US officials said Washington and Moscow have both been working with Kazakhstan to build up defenses against Iran in the Caspian and in its western military district.

"We're cooperating," Rumsfeld told a joint news conference in Astana with Kazakh Defense Minister Mukhtar Altynbayev.

"(It is) important to this country and to the world that the security be assured in that area," he said, referring to the Caspian.

Only Russia and Iran currently have navies in the Caspian, leaving Kazakhstan with little military means to protect its oil reserves.

A consortium of western oil companies reached an agreement with the Kazakh government Wednesday that is expected to clear the way for production at the Kashagan oil field in the northern Caspian by 2008.

Kashagan is the largest field that Kazakhstan has let out for development since the discovery of huge reserves following the breakup of the Soviet Union.

The government estimates that exploiting the field will require some 29 billion dollars in investments.

Altynbayev said his government and the United States had a five-year program for military cooperation that encompasses Caspian security as well as other issues, such as combating the proliferation of weapons of mass destruction and drug trafficking.

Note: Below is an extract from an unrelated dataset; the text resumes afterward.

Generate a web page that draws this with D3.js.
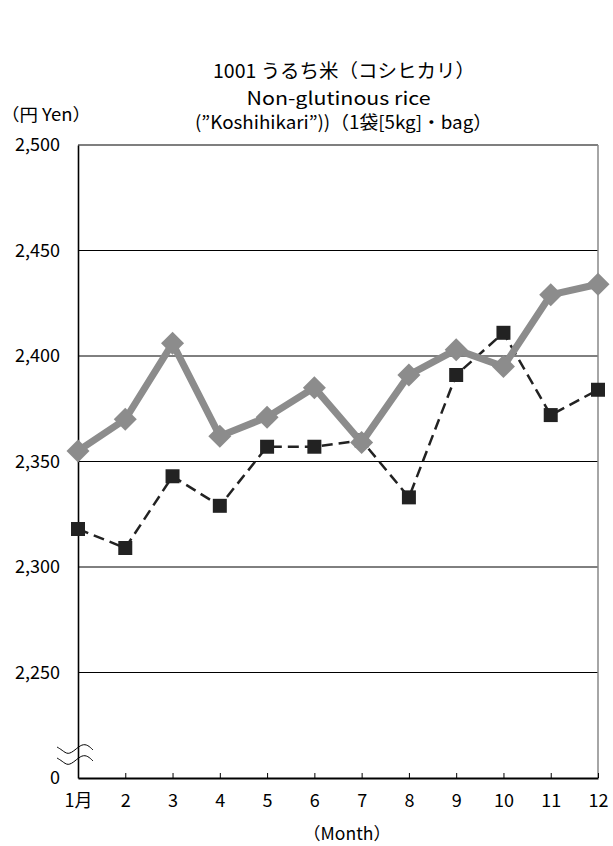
<!DOCTYPE html>
<html>
<head>
<meta charset="utf-8">
<script src="https://cdn.jsdelivr.net/npm/d3@7"></script>
<style>
  html, body { margin: 0; padding: 0; background: #fff; }
  svg { display: block; }
  text { font-family: "Noto Sans CJK JP", "Noto Sans", sans-serif; fill: #000; }
</style>
</head>
<body>
<svg id="chart" width="613" height="846"></svg>
<script>
// ---- Data ----
const months = [1, 2, 3, 4, 5, 6, 7, 8, 9, 10, 11, 12];
const monthLabels = ["1月", "2", "3", "4", "5", "6", "7", "8", "9", "10", "11", "12"];
const seriesGray = [2355, 2370, 2406, 2362, 2371, 2385, 2359, 2391, 2403, 2395, 2429, 2434];
const seriesBlack = [2318, 2309, 2343, 2329, 2357, 2357, 2360, 2333, 2391, 2411, 2372, 2384];
const yTickValues = [2200, 2250, 2300, 2350, 2400, 2450, 2500];
const yTickLabels = ["0", "2,250", "2,300", "2,350", "2,400", "2,450", "2,500"];
const gridValues = [2250, 2300, 2350, 2400, 2450];
const titleLines = ["1001 うるち米（コシヒカリ）", "Non-glutinous rice", "(”Koshihikari”))（1袋[5kg]・bag）"];
const yUnit = "（円 Yen）";
const xUnit = "（Month）";

// ---- Layout ----
const L = 78, R = 598, T = 145, B = 778;
const svg = d3.select("#chart");

const x = d3.scaleLinear().domain([1, 12]).range([L, R]);
const y = d3.scaleLinear().domain([2200, 2500]).range([B, T]);

// gridlines
svg.append("g").selectAll("line").data(gridValues).join("line")
  .attr("x1", L).attr("x2", R)
  .attr("y1", d => y(d)).attr("y2", d => y(d))
  .attr("stroke", "#000").attr("stroke-width", 1);

// top border
svg.append("line").attr("x1", L).attr("x2", R).attr("y1", y(2500)).attr("y2", y(2500))
  .attr("stroke", "#000").attr("stroke-width", 1.2);
// right border (gray)
svg.append("line").attr("x1", R).attr("x2", R).attr("y1", T).attr("y2", B)
  .attr("stroke", "#888").attr("stroke-width", 1.5);

// y axis
const yAxis = d3.axisLeft(y).tickValues(yTickValues)
  .tickFormat((d, i) => yTickLabels[i]).tickSize(0).tickPadding(18);
const gy = svg.append("g").attr("transform", `translate(${L},0)`).call(yAxis);
gy.select(".domain").attr("stroke", "#000").attr("stroke-width", 1.6);
gy.selectAll("text").style("font-size", "18px").attr("fill", "#000");

// x axis
const xAxis = d3.axisBottom(x).tickValues(months)
  .tickFormat((d, i) => monthLabels[i]).tickSize(-5).tickPadding(16).tickSizeOuter(0);
const gx = svg.append("g").attr("transform", `translate(0,${B})`).call(xAxis);
gx.select(".domain").attr("stroke", "#000").attr("stroke-width", 1.8);
gx.selectAll(".tick line").attr("stroke", "#000").attr("stroke-width", 1);
gx.selectAll("text").style("font-size", "18px").attr("fill", "#000");

// axis break symbol
const wave = d3.line().curve(d3.curveBasis);
[[0, 0], [0, 11]].forEach(([dx, dy]) => {
  const pts = [[57, 747], [62, 750], [68, 755], [75, 750], [82, 744], [88, 745], [93, 750]]
    .map(p => [p[0] + dx, p[1] + dy]);
  svg.append("path").attr("d", wave(pts)).attr("fill", "none")
    .attr("stroke", "#000").attr("stroke-width", 1);
});

// black dashed series
const line = d3.line().x((d, i) => x(months[i])).y(d => y(d));
svg.append("path").datum(seriesBlack).attr("d", line)
  .attr("fill", "none").attr("stroke", "#222").attr("stroke-width", 2.5)
  .attr("stroke-dasharray", "11,6");
svg.append("g").selectAll("path").data(seriesBlack).join("path")
  .attr("d", d3.symbol(d3.symbolSquare, 196)())
  .attr("transform", (d, i) => `translate(${x(months[i])},${y(d)})`)
  .attr("fill", "#222");

// gray series
svg.append("path").datum(seriesGray).attr("d", line)
  .attr("fill", "none").attr("stroke", "#8c8c8c").attr("stroke-width", 7)
  .attr("stroke-linejoin", "miter");
svg.append("g").selectAll("path").data(seriesGray).join("path")
  .attr("d", d3.symbol(d3.symbolSquare, 265)())
  .attr("transform", (d, i) => `translate(${x(months[i])},${y(d)}) rotate(45)`)
  .attr("fill", "#8c8c8c");

// titles
function label(txt, xPos, yPos, size, len, anchor) {
  svg.append("text").attr("x", xPos).attr("y", yPos)
    .attr("text-anchor", anchor || "middle")
    .attr("textLength", len).attr("lengthAdjust", "spacingAndGlyphs")
    .style("font-size", size + "px").text(txt);
}
label(titleLines[0], 344, 78, 19, 262);
label(titleLines[1], 338.5, 105, 18, 184);
label(titleLines[2], 343.5, 129, 18, 297);

// unit labels
label(yUnit, 1, 121, 17, 90, "start");
label(xUnit, 347, 840, 17, 88);
</script>
</body>
</html>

"We are interested in getting assistance for providing security in the Caspian region," he said through an interpreter.

The United States has supplied Kazakhstan with Humvees and UH-1 "Huey" helicopters in an effort to help make its military more mobile, as well as building materials for new barracks and offices being constructed in the western military district, officials said.

"We're trying to get them to spend serious money on helicopters," a US official said.

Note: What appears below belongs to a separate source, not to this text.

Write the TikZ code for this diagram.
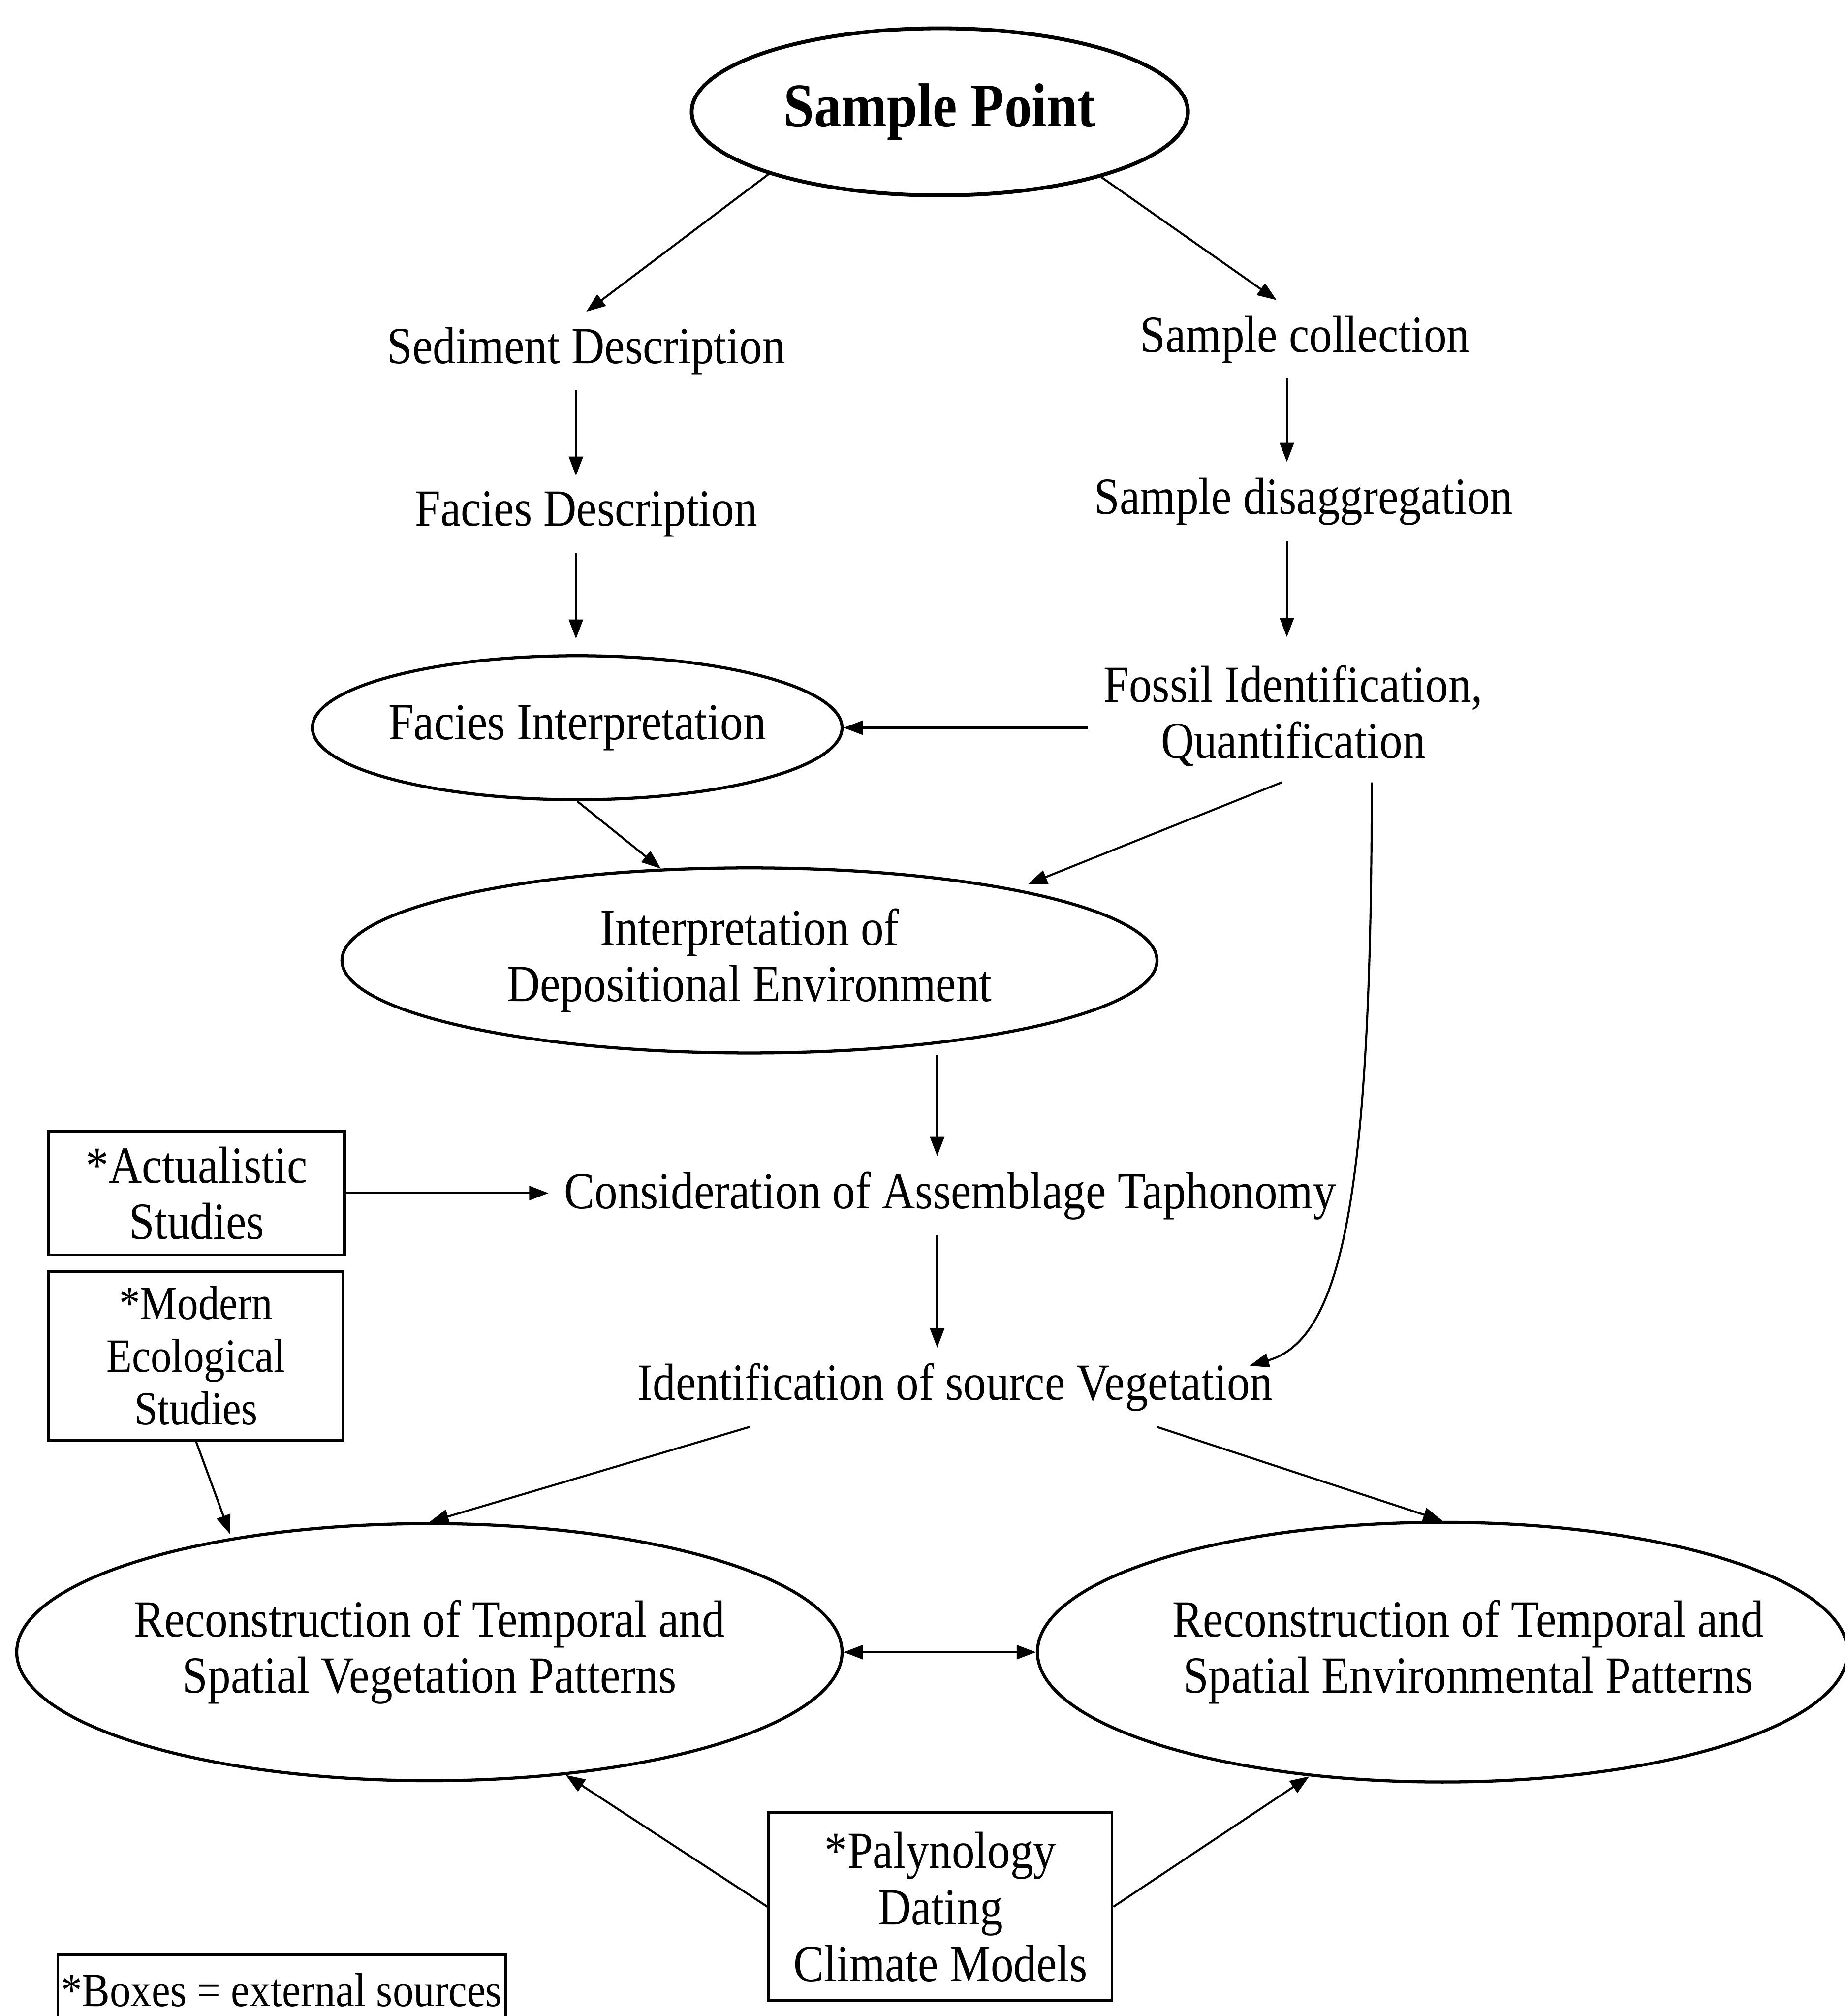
\documentclass[tikz,border=0pt]{standalone}
\usepackage{fontspec}
\setmainfont{Liberation Serif}[FakeStretch=0.88]
\usetikzlibrary{arrows.meta,shapes.geometric}
\newcommand\fmain{\fontsize{40.5}{43.5}\selectfont}
\newcommand\fsmallbox{\fontsize{37}{41}\selectfont}
\newcommand\fbig{\fontsize{48.5}{52}\selectfont\bfseries}
\begin{document}
\begin{tikzpicture}[x=1pt,y=-1pt,
  txt/.style={font=\fmain, align=center, inner sep=12pt},
  ell/.style={ellipse, draw, line width=2.4pt, font=\fmain, align=center, inner sep=0pt},
  srcbox/.style={rectangle, draw, line width=2.2pt, font=\fmain, align=center, inner sep=0pt},
  arr/.style={-{Triangle[length=15pt,width=11pt]}, line width=1.6pt},
  darr/.style={{Triangle[length=15pt,width=11pt]}-{Triangle[length=15pt,width=11pt]}, line width=1.6pt},
]
\useasboundingbox (0,0) rectangle (1435,1568);

% nodes
\node[ell, line width=3pt, font=\fbig, minimum width=386pt, minimum height=130pt] (sp) at (731,87) {Sample Point};
\node[txt] (sed) at (456,273) {Sediment Description};
\node[txt] (scol) at (1015,264) {Sample collection};
\node[txt] (fdesc) at (456,400) {Facies Description};
\node[txt] (sdis) at (1014,390) {Sample disaggregation};
\node[ell, minimum width=412pt, minimum height=112pt, inner xsep=-20pt] (fint) at (449,566) {Facies Interpretation};
\node[txt] (fossil) at (1006,557) {Fossil Identification,\\Quantification};
\node[ell, minimum width=634pt, minimum height=144pt] (dep) at (583,747) {Interpretation of\\Depositional Environment};
\node[txt] (tapho) at (739,930) {Consideration of Assemblage Taphonomy};
\node[srcbox, minimum width=230pt, minimum height=96pt] (act) at (153,928) {*Actualistic\\Studies};
\node[srcbox, font=\fsmallbox, minimum width=229pt, minimum height=131pt] (mod) at (152.5,1054.5) {*Modern\\Ecological\\Studies};
\node[txt] (srcveg) at (743,1079) {Identification of source Vegetation};
\node[ell, minimum width=642pt, minimum height=200pt, inner xsep=-40pt] (veg) at (334,1285) {Reconstruction of Temporal and\\Spatial Vegetation Patterns};
\node[ell, minimum width=630pt, minimum height=202pt, inner xsep=-45pt] (env) at (1122,1285) {\hspace*{40pt}Reconstruction of Temporal and\\\hspace*{40pt}Spatial Environmental Patterns};
\node[srcbox, font=\fontsize{40.5}{44}\selectfont, minimum width=267pt, minimum height=146pt] (paly) at (731.5,1483) {*Palynology\\Dating\\Climate Models};
\node[srcbox, font=\fsmallbox, minimum width=348pt, minimum height=70pt] (legend) at (219,1555) {\raisebox{15pt}{*Boxes = external sources}};

% connectors
\draw[arr] (sp.200) -- (sed.north);
\draw[arr] (sp.338) -- ([xshift=-22pt]scol.north);
\draw[arr] ([xshift=-8pt]sed.south) -- ([xshift=-8pt]fdesc.north);
\draw[arr] ([xshift=-14pt]scol.south) -- ([xshift=-13pt]sdis.north);
\draw[arr] ([xshift=-8pt]fdesc.south) -- ([xshift=-1pt,yshift=12pt]fint.north);
\draw[arr] ([xshift=-13pt]sdis.south) -- ([xshift=-5pt,yshift=10pt]fossil.north);
\draw[arr] (fossil.west |- fint.east) -- (fint.east);
\draw[arr] (fint.south) -- (dep.134);
\draw[arr, shorten >=10pt] ([xshift=-9pt]fossil.south) -- (dep.15);
\draw[arr] ([xshift=-10pt]tapho.north |- dep.south) -- ([xshift=-10pt]tapho.north);
\draw[arr] (act.east) -- (act.east -| tapho.west);
\draw[arr] ([xshift=-10pt]tapho.south) -- ([xshift=-14pt]srcveg.north);
\draw[arr] ([xshift=61pt]fossil.south) .. controls +(0,330) and +(70,-20) .. ([xshift=-30pt,yshift=-14pt]srcveg.north east);
\draw[arr] ([xshift=-160pt]srcveg.south) -- (veg.north);
\draw[arr] ([xshift=157pt]srcveg.south) -- (env.north);
\draw[arr, shorten >=3pt] (mod.south) -- (veg.150);
\draw[darr] (veg.east) -- (env.west);
\draw[arr] (paly.west) -- (veg.318);
\draw[arr] (paly.east) -- (env.223);
\end{tikzpicture}
\end{document}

Naval patrol craft and radar to strengthen control of Kazakhstan's land and maritime borders also are possibilities, a senior US defense official said.

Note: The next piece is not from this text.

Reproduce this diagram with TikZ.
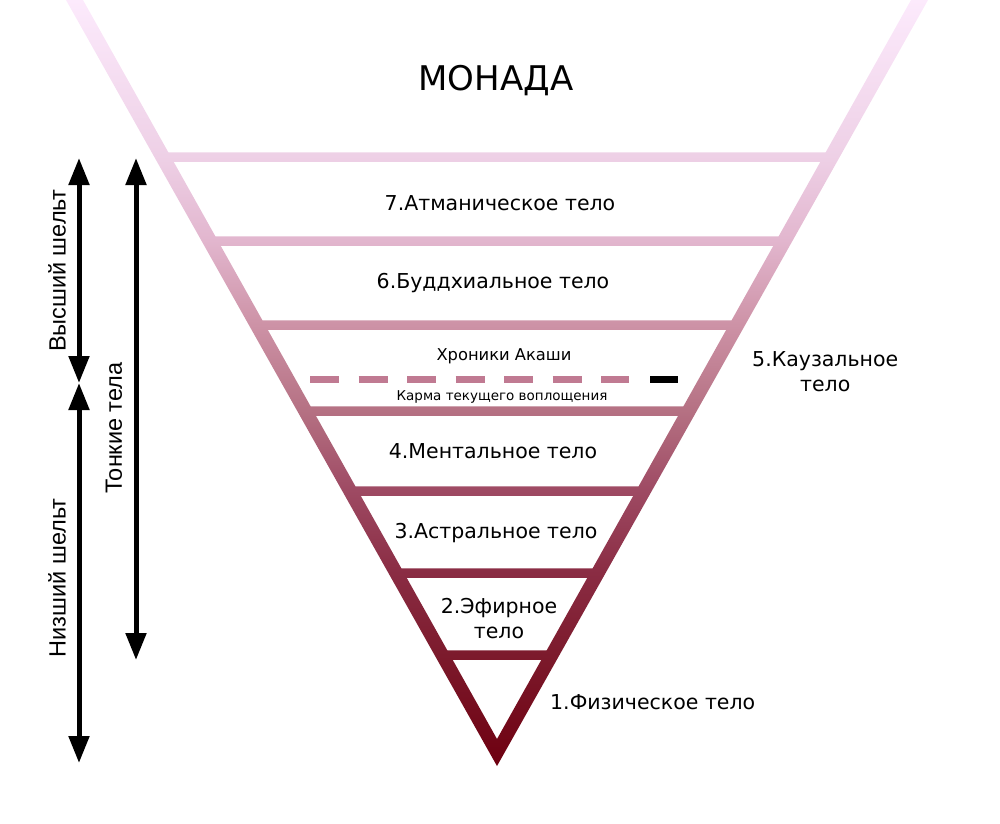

NATO also is providing technical assistance to Kazakhstan's efforts to protect its Caspian Sea oil.

"We have exercises, various types of equipment, refurbishment of bases," Rumsfeld said.

But a US military education and training program has stalled, pending a State Department certification that Kazakhstan is making progress on economic and political reforms, US officials said.

Rumsfeld traveled to Kazakhstan from Uzbekistan, which also faces a break in funding for US military education and training programs unless the State Department certifies it has made progress on reforms.

Both former Soviet Republics are ruled by autocrats with poor human rights records.

But Rumsfeld praised both for their support for the US war on terrorism.

He met here with a group of 15 military engineers who recently returned from Iraq, where they served with the Polish-led multinational division as ordnance disposal experts.